Currently, information is siloed and accessible and understandable to only the business or IT analyst. It’s up to the analyst to know what information is important enough to send on to a health plan or system executive. We need to break this pattern. We need to use the right data in programs that use advanced analytics to create real-time reports that can be used and understood by anyone in the healthcare system. In an ideal model, once a decision-maker receives a report about a physician’s generic dispense rate, for instance, they can send that exact report onto the physician. When the physician logs into her dashboard the next day, she sees that her generic dispense rate is low and begins correcting that in her daily workflow.  

Collecting the right data for the sake of collecting the right data does no good. It’s about collecting the right data, aggregating that data and presenting it in a usable format that can impact healthcare decisions.


 

Bonnie Cassidy, Senior Director of HIM Innovation, Nuance

Capturing the right data is central to maximizing an analytics program, and there needs to be a balanced collection of demographic, clinical, revenue and compliance information.

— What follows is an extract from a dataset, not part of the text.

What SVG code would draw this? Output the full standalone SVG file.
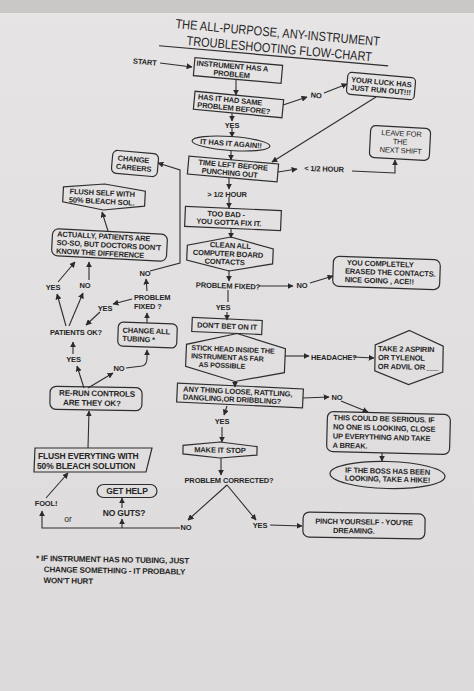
<svg xmlns="http://www.w3.org/2000/svg" width="474" height="691" viewBox="0 0 474 691">
<style>
.t{font-family:"Liberation Sans Narrow","Liberation Sans",Arial,sans-serif;font-weight:bold;font-size:7.5px;fill:#262626;letter-spacing:-0.15px}
.m{text-anchor:middle}
.lg{font-size:8.5px}
.fn{font-size:8px}
.rg{font-weight:normal}
.b{fill:none;stroke:#2e2e2e;stroke-width:1.2}
.c{fill:none;stroke:#2e2e2e;stroke-width:1.1;marker-end:url(#ah)}
.cn{fill:none;stroke:#2e2e2e;stroke-width:1.1}
.ti{font-family:"Liberation Sans Narrow","Liberation Sans",Arial,sans-serif;font-size:13px;fill:#262626;text-anchor:middle}
</style>
<defs>
<marker id="ah" viewBox="0 0 10 10" refX="9" refY="5" markerWidth="6" markerHeight="6" markerUnits="userSpaceOnUse" orient="auto"><path d="M0,0 L10,5 L0,10 z" fill="#2a2a2a"/></marker>
<linearGradient id="bg" x1="0" y1="0" x2="0" y2="1"><stop offset="0" stop-color="#e6e4e4"/><stop offset="1" stop-color="#dcdada"/></linearGradient>
</defs>
<rect width="474" height="691" fill="url(#bg)"/>
<rect width="474" height="13" fill="#cac8c7"/>

<g id="title">
<g transform="rotate(5 277 40)">
<text class="ti" x="277" y="37" textLength="205" lengthAdjust="spacingAndGlyphs">THE ALL-PURPOSE, ANY-INSTRUMENT</text>
<text class="ti" x="280" y="53" textLength="186" lengthAdjust="spacingAndGlyphs">TROUBLESHOOTING FLOW-CHART</text>
<line x1="160" y1="56" x2="390" y2="56" stroke="#2e2e2e" stroke-width="1.2"/>
</g>
</g>

<g id="connectors">
<path class="c" d="M160,63 L192,67"/>
<path class="c" d="M236,80 L236,95"/>
<path class="c" d="M283,105 L307,97"/>
<path class="c" d="M324,93 L347,84"/>
<path class="c" d="M376,97 L272,162"/>
<path class="c" d="M232,113 L232,121"/>
<path class="c" d="M232,128 L232,137"/>
<path class="c" d="M231,151 L231,160"/>
<path class="c" d="M278,172 L297,169"/>
<path class="c" d="M352,171 L395,173 L395,160"/>
<path class="c" d="M229,178 L229,189"/>
<path class="c" d="M229,197 L229,208"/>
<path class="c" d="M231,229 L231,238"/>
<path class="c" d="M229,270 L229,281"/>
<path class="cn" d="M228,290 L228,302"/>
<path class="c" d="M227,312 L227,320"/>
<path class="c" d="M259,286 L293,286"/>
<path class="c" d="M310,283 L333,276"/>
<path class="c" d="M285,356 L309,356"/>
<path class="c" d="M353,357 L374,358"/>
<path class="c" d="M235,381 L235,387"/>
<path class="c" d="M303,398 L329,397"/>
<path class="c" d="M341,401 L368,412"/>
<path class="c" d="M382,453 L382,461"/>
<path class="c" d="M227,406 L224,415"/>
<path class="c" d="M222,427 L222,442"/>
<path class="c" d="M221,458 L221,475"/>
<path class="c" d="M227,485 L188,520"/>
<path class="c" d="M227,485 L256,520"/>
<path class="c" d="M270,525 L302,526"/>
<path class="c" d="M180,528 L42,528 L42,511"/>
<path class="c" d="M122,528 L122,519"/>
<path class="c" d="M122,508 L122,498"/>
<path class="c" d="M46,498 L68,473"/>
<path class="c" d="M88,448 L89,411"/>
<path class="c" d="M84,388 L77,366"/>
<path class="c" d="M73,354 L73,342"/>
<path class="c" d="M88,388 L113,373"/>
<path class="c" d="M126,368 L142,366 Q147,365 147,358 L147,350"/>
<path class="c" d="M147,323 L147,313"/>
<path class="c" d="M132,299 L113,304"/>
<path class="c" d="M100,312 L86,325"/>
<path class="c" d="M147,291 L146,279"/>
<path class="c" d="M150,271 L180,263 L180,170 L158,163"/>
<path class="c" d="M66,326 L57,294"/>
<path class="c" d="M58,282 L75,262"/>
<path class="c" d="M69,326 L83,293"/>
<path class="c" d="M89,280 L89,262"/>
<path class="c" d="M108,231 L102,212"/>
</g>

<g id="n-start"><text class="t" x="133" y="64.5" transform="rotate(5 144 62)">START</text></g>

<g id="n-problem" transform="translate(238 70.5) rotate(5)">
<rect class="b" x="-44" y="-9" width="88" height="18"/>
<text class="t m" x="-6" y="-1.3">INSTRUMENT HAS A</text>
<text class="t m" x="-6" y="6.7">PROBLEM</text>
</g>

<g id="n-before" transform="translate(238.5 104.5) rotate(5.5)">
<rect class="b" x="-44.5" y="-9" width="89" height="18"/>
<text class="t" x="-41" y="-1.3">HAS IT HAD SAME</text>
<text class="t" x="-41" y="6.7">PROBLEM BEFORE?</text>
</g>

<g id="n-no1"><text class="t m" x="316" y="98" transform="rotate(4 316 96)">NO</text></g>

<g id="n-luck" transform="translate(381 86) rotate(5)">
<rect class="b" x="-34" y="-11" width="68" height="22" rx="4"/>
<text class="t m" x="0" y="-1.3">YOUR LUCK HAS</text>
<text class="t m" x="0" y="6.7">JUST RUN OUT!!!</text>
</g>

<g id="n-yes1"><text class="t m" x="232" y="127.5">YES</text></g>

<g id="n-again" transform="translate(231 143.5) rotate(4)">
<ellipse class="b" cx="0" cy="0" rx="39" ry="7"/>
<text class="t m" x="0" y="2.7">IT HAS IT AGAIN!!</text>
</g>

<g id="n-time" transform="translate(233 169) rotate(5)">
<rect class="b" x="-45" y="-9" width="90" height="18"/>
<text class="t" x="-35" y="-1.3">TIME LEFT BEFORE</text>
<text class="t" x="-31" y="6.7">PUNCHING OUT</text>
</g>

<g id="n-lt"><text class="t m" x="324" y="171.5" transform="rotate(2 324 170)">&lt; 1/2 HOUR</text></g>

<g id="n-leave" transform="translate(400 143) rotate(3)">
<rect class="b" x="-30" y="-16" width="60" height="32" rx="5"/>
<text class="t m rg" x="1" y="-7">LEAVE FOR</text>
<text class="t m rg" x="0" y="1.5">THE</text>
<text class="t m rg" x="1" y="10">NEXT SHIFT</text>
</g>

<g id="n-gt"><text class="t m" x="227" y="196.5">&gt; 1/2 HOUR</text></g>

<g id="n-toobad" transform="translate(233 218.5) rotate(2.5)">
<rect class="b" x="-48" y="-10" width="96" height="20"/>
<text class="t m" x="-7" y="-1.3">TOO BAD -</text>
<text class="t m" x="-4" y="6.7">YOU GOTTA FIX IT.</text>
</g>

<g id="n-clean" transform="translate(230 254) rotate(2.5)">
<polygon class="b" points="0,-17 43,-7 43,8 0,17 -43,8 -43,-7"/>
<text class="t m" x="0" y="-6">CLEAN ALL</text>
<text class="t m" x="-2" y="2.5">COMPUTER BOARD</text>
<text class="t m" x="-5" y="10.5">CONTACTS</text>
</g>

<g id="n-fixed1"><text class="t m" x="228" y="288.5" transform="rotate(2 228 286)">PROBLEM FIXED?</text></g>
<g id="n-no2"><text class="t m" x="302" y="288">NO</text></g>
<g id="n-yes2"><text class="t m" x="223" y="309.5">YES</text></g>

<g id="n-erased" transform="translate(386.5 273) rotate(2)">
<rect class="b" x="-53.5" y="-15" width="107" height="30" rx="6"/>
<text class="t" x="-40" y="-6.5">YOU COMPLETELY</text>
<text class="t" x="-41.5" y="2">ERASED THE CONTACTS.</text>
<text class="t" x="-41.5" y="10.5">NICE GOING , ACE!!</text>
</g>

<g id="n-dontbet" transform="translate(227 326) rotate(2.5)">
<rect class="b" x="-35" y="-7" width="70" height="14"/>
<text class="t m" x="0" y="2.7">DON'T BET ON IT</text>
</g>

<g id="n-stick" transform="translate(236 357.5) rotate(2.5)">
<polygon class="b" points="0,-24 49,-11 49,13 0,24 -50,11 -50,-11"/>
<text class="t" x="-45" y="-5.5" style="font-size:7.2px">STICK HEAD INSIDE THE</text>
<text class="t" x="-45" y="2.7" style="font-size:7.2px">INSTRUMENT AS FAR</text>
<text class="t" x="-37" y="11" style="font-size:7.2px">AS POSSIBLE</text>
</g>

<g id="n-headache"><text class="t" x="311" y="359.5">HEADACHE?</text></g>

<g id="n-aspirin" transform="translate(409 357.5) rotate(1)">
<polygon class="b" points="0,-27 34,-12 34,14 0,27 -34,14 -34,-12"/>
<text class="t" x="-31" y="-5.8">TAKE 2 ASPIRIN</text>
<text class="t" x="-31" y="3">OR TYLENOL</text>
<text class="t" x="-31" y="12">OR ADVIL OR ___</text>
</g>

<g id="n-loose" transform="translate(240 395.5) rotate(2.7)">
<rect class="b" x="-63" y="-9.5" width="126" height="19"/>
<text class="t" x="-57" y="-1.3">ANY THING LOOSE, RATTLING,</text>
<text class="t" x="-57" y="6.7">DANGLING,OR DRIBBLING?</text>
</g>

<g id="n-no3"><text class="t m" x="337" y="400">NO</text></g>

<g id="n-serious" transform="translate(388.5 433) rotate(1.5)">
<rect class="b" x="-61.5" y="-20" width="123" height="40" rx="6"/>
<text class="t" x="-55.5" y="-11.5">THIS COULD BE SERIOUS. IF</text>
<text class="t" x="-55.5" y="-2.3">NO ONE IS LOOKING, CLOSE</text>
<text class="t" x="-55.5" y="7">UP EVERYTHING AND TAKE</text>
<text class="t" x="-55.5" y="16.2">A BREAK.</text>
</g>

<g id="n-boss" transform="translate(387.5 475) rotate(1.5)">
<ellipse class="b" cx="0" cy="0" rx="57.5" ry="13.5"/>
<text class="t m" x="0" y="-1.3">IF THE BOSS HAS BEEN</text>
<text class="t m" x="0" y="6.7">LOOKING, TAKE A HIKE!</text>
</g>

<g id="n-yes3"><text class="t m" x="222" y="424">YES</text></g>

<g id="n-stop" transform="translate(220 450) rotate(1)">
<polygon class="b" points="0,-8 37,-4 37,4.5 0,8 -37,4.5 -37,-4"/>
<text class="t m" x="0" y="2.7">MAKE IT STOP</text>
</g>

<g id="n-corrected"><text class="t m" x="229" y="482.5">PROBLEM CORRECTED?</text></g>
<g id="n-no4"><text class="t m" x="186" y="529.5">NO</text></g>
<g id="n-yes4"><text class="t m" x="260" y="527.5">YES</text></g>

<g id="n-pinch" transform="translate(364 525.5) rotate(1)">
<rect class="b" x="-61" y="-12.5" width="122" height="25" rx="6"/>
<text class="t m" x="0" y="-1">PINCH YOURSELF - YOU'RE</text>
<text class="t m" x="-10" y="8">DREAMING.</text>
</g>

<g id="n-flushall">
<polygon class="b" points="35,448 152,448 146,472 34,472"/>
<text class="t lg" x="38" y="458.5">FLUSH EVERYTING WITH</text>
<text class="t lg" x="37" y="468.5">50% BLEACH SOLUTION</text>
</g>

<g id="n-fool"><text class="t m" x="46" y="505.5">FOOL!</text></g>
<g id="n-or"><text class="t m rg lg" x="68" y="521.5">or</text></g>
<g id="n-noguts"><text class="t m lg" x="124" y="515.5">NO GUTS?</text></g>

<g id="n-gethelp" transform="translate(127 491)">
<rect class="b" x="-30" y="-6.5" width="60" height="13" rx="6.5"/>
<text class="t m lg" x="0" y="3">GET HELP</text>
</g>

<g id="n-rerun" transform="translate(96 398.5) rotate(1)">
<rect class="b" x="-46" y="-11.5" width="92" height="23" rx="6"/>
<text class="t m fn" x="1" y="-2.3">RE-RUN CONTROLS</text>
<text class="t m fn" x="-4" y="7.3">ARE THEY OK?</text>
</g>

<g id="n-patients"><text class="t m" x="76" y="334.5">PATIENTS OK?</text></g>
<g id="n-yes5"><text class="t m" x="73.5" y="361.5">YES</text></g>
<g id="n-no5"><text class="t m" x="119" y="370.5">NO</text></g>

<g id="n-tubing" transform="translate(147.5 335) rotate(2)">
<rect class="b" x="-29.5" y="-12" width="59" height="24" rx="5"/>
<text class="t" x="-25" y="-1.5">CHANGE ALL</text>
<text class="t" x="-25" y="7">TUBING  *</text>
</g>

<g id="n-fixed2">
<text class="t" x="134" y="299.5">PROBLEM</text>
<text class="t" x="134" y="308.5">FIXED ?</text>
</g>
<g id="n-yes6"><text class="t m" x="105" y="310.5">YES</text></g>
<g id="n-no6"><text class="t m" x="145" y="276">NO</text></g>

<g id="n-careers" transform="translate(135 163.5) rotate(5)">
<rect class="b" x="-23" y="-11.5" width="46" height="23" rx="5"/>
<text class="t m" x="-2" y="-1.5">CHANGE</text>
<text class="t m" x="-1" y="7">CAREERS</text>
</g>

<g id="n-flushself" transform="translate(104 197) rotate(3)">
<polygon class="b" points="-41,-8 0,-13 41,-8 41,7 0,13 -41,7"/>
<text class="t m" x="-2" y="-1.5">FLUSH SELF WITH</text>
<text class="t m" x="-2" y="7">50% BLEACH SOL.</text>
</g>

<g id="n-actually" transform="translate(109.5 245) rotate(3)">
<rect class="b" x="-57.5" y="-13.5" width="115" height="27" rx="6"/>
<text class="t" x="-53" y="-5.8">ACTUALLY, PATIENTS ARE</text>
<text class="t" x="-53" y="2.7">SO-SO, BUT DOCTORS DON'T</text>
<text class="t" x="-53" y="11.2">KNOW THE DIFFERENCE</text>
</g>

<g id="n-yes7"><text class="t m" x="53" y="289.5">YES</text></g>
<g id="n-no7"><text class="t m" x="85" y="287.5">NO</text></g>

<g id="n-footnote" transform="rotate(1 38 560)">
<text class="t fn" x="36" y="561">* IF INSTRUMENT HAS NO TUBING, JUST</text>
<text class="t fn" x="44" y="572">CHANGE SOMETHING - IT PROBABLY</text>
<text class="t fn" x="44" y="583">WON'T HURT</text>
</g>
</svg>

From a clinical perspective, it is key to capture accurate health information data from electronic health records (EHRs), as well as medical images. This data is central to recording the clinical codes needed to establish an accurate case mix index (CMI) that reflects the true severity of illness of a patient population, which is essential for reporting quality measures. From an administrative perspective, capturing claims and cost information is vital to ensuring financial integrity is maintained.


 

Tony Jones, M.D., CMO, Philips Healthcare’s Patient Care and Clinical Informatics’ Business Unit

Hospitals are already capturing much of the data that they need. Unfortunately, the data is not in the same systems or easily shared to allow tools and algorithms to take full advantage of an analysis. Much (but not all) of the data that’s available is being captured today. The next step is to interconnect the data housed in different systems or to replicate the data in a cloud. Once that is done, it will be much easier to apply algorithms that can take advantage of this vast collection of information and detect patterns to guide more clinically and economically valuable decisions.


 

Karen Handmaker, MPP, Vice President, Population Health Strategies, Phytel

Administrators and clinicians need different data for their respective roles, but everyone needs complete, accurate and timely information. Ensuring that reports are trusted, reliable and actionable requires organizations to have strong policies and procedures related to the following:

  • Existing data capture. Use consistent locations in EMR for structured and scanned data (e.g., lab results, test orders, patient-reported data).
  • New data capture. Create new structured fields rather than additional flow sheets for specific measures (e.g., fall risk assessment, Rx in care plan).
  • Eliminating free text. Direct teams to use structured fields to collect data formerly entered as free text (e.g., tobacco cessation counseling, follow-up for positive depression screening).
  • Data clean-up as part of standard work. Assign staff to regularly review provider attribution, invalid data entries, and proper use of new workflows to enhance reliability.

When practices have confidence in the integrity of their data and resulting reports, then they can move forward with taking action on the information. Administrators need to understand the health of their population and have confidence that they can manage to specified quality measures and savings targets when contracting with payers or considering forming an ACO. They also need to be able to easily generate the reports required under value-based care. Providers need to be able to easily identify those patients who are at risk of expensive, life-threatening acute episodes (such as recently discharged cardiac patients with multiple co-morbidities) so they can quickly intervene to maintain their health. And they need automation capabilities that can scale their limited workforce so they can engage as many high-risk patients as possible in the shortest time.